Skip the pictures and quote all of the lines exactly.

▸ DATA EXTRACT
★ ★ ★ ★

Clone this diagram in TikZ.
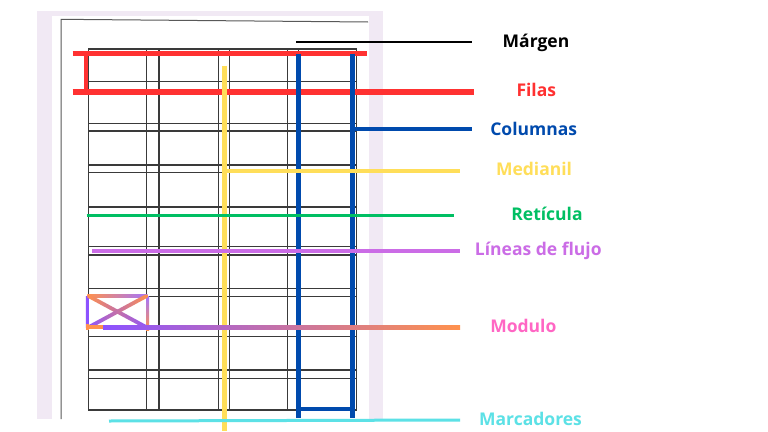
\documentclass[tikz,border=0pt]{standalone}
\usepackage{fontspec}
\setmainfont{Open Sans}
\definecolor{lav}{HTML}{F1E9F4}
\definecolor{cred}{HTML}{FF3131}
\definecolor{cblue}{HTML}{004AAD}
\definecolor{cyel}{HTML}{FFDE59}
\definecolor{cgreen}{HTML}{00BF63}
\definecolor{cpurp}{HTML}{CB6CE6}
\definecolor{cpink}{HTML}{FF66C4}
\definecolor{ccyan}{HTML}{5CE1E6}
\definecolor{gv}{HTML}{8C52FF}
\definecolor{go}{HTML}{FF914D}
\definecolor{gridc}{HTML}{3A3A3A}
\begin{document}
\begin{tikzpicture}[x=1pt,y=-1pt,
  lbl/.style={font=\bfseries\fontsize{17.5}{20}\selectfont, inner sep=0pt, anchor=center},
  gridline/.style={draw=gridc, line width=1.1pt},
  thick5/.style={line width=5pt},
]
\useasboundingbox (0,0) rectangle (768,431);
\fill[white] (0,0) rectangle (768,431);
% page
\fill[lav] (37,11) rectangle (383,419);
\fill[white] (51.5,16) rectangle (369,419);
\draw[gray!70!black, line width=1pt] (61,419) -- (61,19.3) -- (368,22);
% grid
\foreach \y in {49,81.7,90,123.3,131,165,172.7,207,215,246.7,255,288.3,296.7,327.3,336.7,370,378.3,410}
  \draw[gridline] (88.3,\y) -- (356.5,\y);
\foreach \x in {88.3,146.7,159,218.3,229.3,287.7,298.3,356.5}
  \draw[gridline] (\x,49) -- (\x,410);
% margin
\coordinate (mg0) at (296,42.3);
\coordinate (mg1) at (471.7,42.3);
\draw[black, line width=2pt] (mg0) -- (mg1);
% rows
\coordinate (r0) at (72.7,53.7);
\coordinate (r1) at (367.3,53.7);
\coordinate (r2) at (72.7,92);
\coordinate (r3) at (474,92);
\draw[cred, line width=5.5pt] (r0) -- (r1);
\draw[cred, line width=5.5pt] (r2) -- (r3);
\draw[cred, line width=3.5pt] (86,53.7) -- (86,92);
% columns
\coordinate (c0) at (298.3,53.7);
\coordinate (c1) at (298.3,418);
\coordinate (c2) at (352.7,53.7);
\coordinate (c3) at (352.7,418);
\draw[cblue, thick5] (c0) -- (c1);
\draw[cblue, thick5] (c2) -- (c3);
\draw[cblue, line width=4pt] (298.3,409) -- (352.7,409);
\coordinate (c4) at (352.7,129);
\coordinate (c5) at (471.7,129);
\draw[cblue, line width=3.5pt] (c4) -- (c5);
% gutter
\coordinate (y0) at (224.5,65.7);
\coordinate (y1) at (224.5,431);
\coordinate (y2) at (224.5,171);
\coordinate (y3) at (460,171);
\draw[cyel, line width=5pt] (y0) -- (y1);
\draw[cyel, line width=3.5pt] (y2) -- (y3);
% grid line green
\coordinate (g0) at (86.7,215.5);
\coordinate (g1) at (454,215.5);
\draw[cgreen, line width=3.8pt] (g0) -- (g1);
% flow line
\coordinate (p0) at (92.3,251);
\coordinate (p1) at (460,251);
\draw[cpurp, line width=4pt] (p0) -- (p1);
% module
\shade[left color=go, right color=gv!80!white] (87.3,294.5) rectangle (147.7,297.5);
\shade[top color=gv, bottom color=gv] (85.8,296) rectangle (88.8,327.3);
\shade[top color=gv!80!white, bottom color=go] (146.2,296) rectangle (149.2,330);
\fill[go] (85.8,324) rectangle (88.8,330);
\shade[left color=go, right color=gv] (87.3,294.5) -- (89.8,294.5) -- (147.7,325.8) -- (147.7,328.8) -- (145.2,328.8) -- (87.3,297.5) -- cycle;
\shade[left color=gv, right color=go] (147.7,294.5) -- (145.2,294.5) -- (87.3,325.8) -- (87.3,328.8) -- (89.8,328.8) -- (147.7,297.5) -- cycle;
\fill[go] (87,325.3) rectangle (103,329.3);
\shade[left color=gv, right color=go] (103,325.3) rectangle (460,329.3);
% markers
\coordinate (m0) at (109,421);
\coordinate (m1) at (460,420);
\draw[ccyan, line width=3pt] (m0) -- (m1);
% labels
\node[lbl, text=black] (lmargen) at (536,43) {Márgen};
\node[lbl, text=cred] (lfilas) at (536.3,90) {Filas};
\node[lbl, text=cblue] (lcol) at (533.7,129.3) {Columnas};
\node[lbl, text=cyel] (lmed) at (534,169) {Medianil};
\node[lbl, text=cgreen] (lret) at (547,214.3) {Retícula};
\node[lbl, text=cpurp] (llin) at (538.3,251) {Líneas de flujo};
\node[lbl, text=cpink] (lmod) at (523.3,326) {Modulo};
\node[lbl, text=ccyan] (lmar) at (530.5,419) {Marcadores};
\end{tikzpicture}
\end{document}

★ ★ ★ ★

▸ RESULT
Clone this diagram in TikZ.
\documentclass[tikz,border=0pt]{standalone}
\usepackage{fontspec}
\setmainfont{Open Sans}
\definecolor{lav}{HTML}{F1E9F4}
\definecolor{cred}{HTML}{FF3131}
\definecolor{cblue}{HTML}{004AAD}
\definecolor{cyel}{HTML}{FFDE59}
\definecolor{cgreen}{HTML}{00BF63}
\definecolor{cpurp}{HTML}{CB6CE6}
\definecolor{cpink}{HTML}{FF66C4}
\definecolor{ccyan}{HTML}{5CE1E6}
\definecolor{gv}{HTML}{8C52FF}
\definecolor{go}{HTML}{FF914D}
\definecolor{gridc}{HTML}{3A3A3A}
\begin{document}
\begin{tikzpicture}[x=1pt,y=-1pt,
  lbl/.style={font=\bfseries\fontsize{17.5}{20}\selectfont, inner sep=0pt, anchor=center},
  gridline/.style={draw=gridc, line width=1.1pt},
  thick5/.style={line width=5pt},
]
\useasboundingbox (0,0) rectangle (768,431);
\fill[white] (0,0) rectangle (768,431);
% page
\fill[lav] (37,11) rectangle (383,419);
\fill[white] (51.5,16) rectangle (369,419);
\draw[gray!70!black, line width=1pt] (61,419) -- (61,19.3) -- (368,22);
% grid
\foreach \y in {49,81.7,90,123.3,131,165,172.7,207,215,246.7,255,288.3,296.7,327.3,336.7,370,378.3,410}
  \draw[gridline] (88.3,\y) -- (356.5,\y);
\foreach \x in {88.3,146.7,159,218.3,229.3,287.7,298.3,356.5}
  \draw[gridline] (\x,49) -- (\x,410);
% margin
\coordinate (mg0) at (296,42.3);
\coordinate (mg1) at (471.7,42.3);
\draw[black, line width=2pt] (mg0) -- (mg1);
% rows
\coordinate (r0) at (72.7,53.7);
\coordinate (r1) at (367.3,53.7);
\coordinate (r2) at (72.7,92);
\coordinate (r3) at (474,92);
\draw[cred, line width=5.5pt] (r0) -- (r1);
\draw[cred, line width=5.5pt] (r2) -- (r3);
\draw[cred, line width=3.5pt] (86,53.7) -- (86,92);
% columns
\coordinate (c0) at (298.3,53.7);
\coordinate (c1) at (298.3,418);
\coordinate (c2) at (352.7,53.7);
\coordinate (c3) at (352.7,418);
\draw[cblue, thick5] (c0) -- (c1);
\draw[cblue, thick5] (c2) -- (c3);
\draw[cblue, line width=4pt] (298.3,409) -- (352.7,409);
\coordinate (c4) at (352.7,129);
\coordinate (c5) at (471.7,129);
\draw[cblue, line width=3.5pt] (c4) -- (c5);
% gutter
\coordinate (y0) at (224.5,65.7);
\coordinate (y1) at (224.5,431);
\coordinate (y2) at (224.5,171);
\coordinate (y3) at (460,171);
\draw[cyel, line width=5pt] (y0) -- (y1);
\draw[cyel, line width=3.5pt] (y2) -- (y3);
% grid line green
\coordinate (g0) at (86.7,215.5);
\coordinate (g1) at (454,215.5);
\draw[cgreen, line width=3.8pt] (g0) -- (g1);
% flow line
\coordinate (p0) at (92.3,251);
\coordinate (p1) at (460,251);
\draw[cpurp, line width=4pt] (p0) -- (p1);
% module
\shade[left color=go, right color=gv!80!white] (87.3,294.5) rectangle (147.7,297.5);
\shade[top color=gv, bottom color=gv] (85.8,296) rectangle (88.8,327.3);
\shade[top color=gv!80!white, bottom color=go] (146.2,296) rectangle (149.2,330);
\fill[go] (85.8,324) rectangle (88.8,330);
\shade[left color=go, right color=gv] (87.3,294.5) -- (89.8,294.5) -- (147.7,325.8) -- (147.7,328.8) -- (145.2,328.8) -- (87.3,297.5) -- cycle;
\shade[left color=gv, right color=go] (147.7,294.5) -- (145.2,294.5) -- (87.3,325.8) -- (87.3,328.8) -- (89.8,328.8) -- (147.7,297.5) -- cycle;
\fill[go] (87,325.3) rectangle (103,329.3);
\shade[left color=gv, right color=go] (103,325.3) rectangle (460,329.3);
% markers
\coordinate (m0) at (109,421);
\coordinate (m1) at (460,420);
\draw[ccyan, line width=3pt] (m0) -- (m1);
% labels
\node[lbl, text=black] (lmargen) at (536,43) {Márgen};
\node[lbl, text=cred] (lfilas) at (536.3,90) {Filas};
\node[lbl, text=cblue] (lcol) at (533.7,129.3) {Columnas};
\node[lbl, text=cyel] (lmed) at (534,169) {Medianil};
\node[lbl, text=cgreen] (lret) at (547,214.3) {Retícula};
\node[lbl, text=cpurp] (llin) at (538.3,251) {Líneas de flujo};
\node[lbl, text=cpink] (lmod) at (523.3,326) {Modulo};
\node[lbl, text=ccyan] (lmar) at (530.5,419) {Marcadores};
\end{tikzpicture}
\end{document}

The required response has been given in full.